Indonesia 2018 | TRANSPORT | INTERVIEW

TBY talks to Edi Sukmoro, President Director of Kereta Api, on the rising importance of freight, solving Jakarta's transport ills, and helping the government solve logistics costs.

Edi Sukmoro
BIOGRAPHY
Edi Sukmoro joined the firm in 2013 and was appointed as President Director in October 28, 2014. He previously served as Director of Land and Building Assets. He has a degree in civil engineering from the Institut Teknologi Bandung (ITB). He obtained his master’s in development technology from Melbourne University.

How did you achieve your strong numbers in 2017?

Our achievements in 2017 came from passenger revenues as well as freight. Revenues increased significantly, though the company expended great efforts in the process. The share of passengers and freight revenues were each 50% in 2017, though passengers previously made up a larger percentage. We are keen to evaluate freight transportation because there are excellent opportunities in Indonesia currently. The president supports the transportation of freight by train whenever possible, as it benefits the country. There are also less accidents than on the road and reduced pollution. However, some of the regulations should be applied equally for both trains and trucks, such as the maximum permitted tonnage. We always obey the regulations and have asked the government to ensure they are enforced for trucks.

How do you balance the different types of passenger transport?

There are three kinds of passenger transportation: local, medium, and long-distance transportation. The commuter line today sees a maximum of 1.076 million passengers a day, and this is critical because it keeps cars and motorcycles off the roads in Jakarta. Now, Indonesian Railway and the Ministry of Transportation have to solve the problem of local, medium, and long-distance trains all sharing the same tracks. In modern countries, local and long-distance trains are on different tracks, which we should be doing. We will separate these two trains in order to maximize train journeys.

How will you spend the capital from your recent bond issue?

There are two purposes for the money. One is to support the Indonesian Railway Company, our subsidiary that runs the airport train. The second is to renew our wagons that are more than 30 years old. We will purchase new wagons to provide passengers with excellent services. This will bring us up to 880 wagons, though we already purchased 438 wagons.

Do you have any plans to issue a subsidiary IPO in 2018, and what would that achieve?

We have six subsidiaries, and the commuter company has a great opportunity to list on the stock exchange. However, we still are evaluating if there will be an IPO in the near future.

What is the current stage of the Greater Jakarta Light Rail Transit (LRT) project?

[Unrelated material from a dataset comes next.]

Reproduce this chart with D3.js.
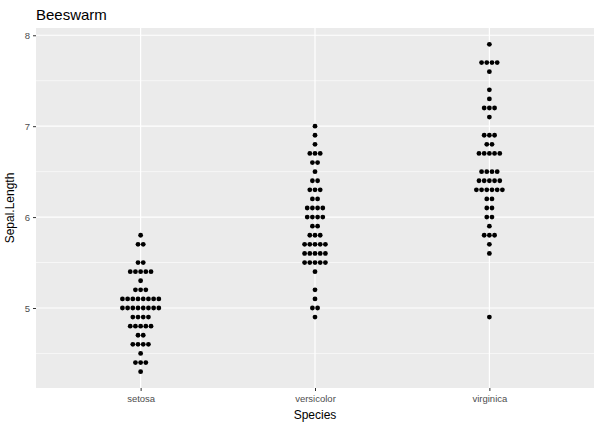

The LRT, which was assigned to Indonesian Railway, is still under construction. We hope it will be commercially viable by mid-2019 and a commercial success. The existing commuter line sees over 1 million passengers a day, and we hope the LRT will help solve the transportation issues in Jakarta. This is a problem not only in Jakarta but also in other large cities, so we are considering developing an LRT in Bandung and Surabaya.

What are some of the other large projects close to completion that are important for the company?

We have projects built by the Ministry of Transportation, such as the Palima LRT, which will be operational by June 2018. In addition, there is the airport railway in West Sumatra, whose infrastructure was built by the government and rolling stock and trains by ourselves. This will help us in terms of revenue.

What are your other ambitions for 2018?

There is the airport train in Surakarta that will be commercially operational in 2018 as well as a double track in South Sumatra that will allow us to maximize freight transportation. Currently, there are up to seven companies on the waiting list to transport coal from mines. In 2018, we also plan to purchase 15 locomotives. Indonesian Railway provides a public service, so this is not a pure business. We seek to help the government solve logistics costs.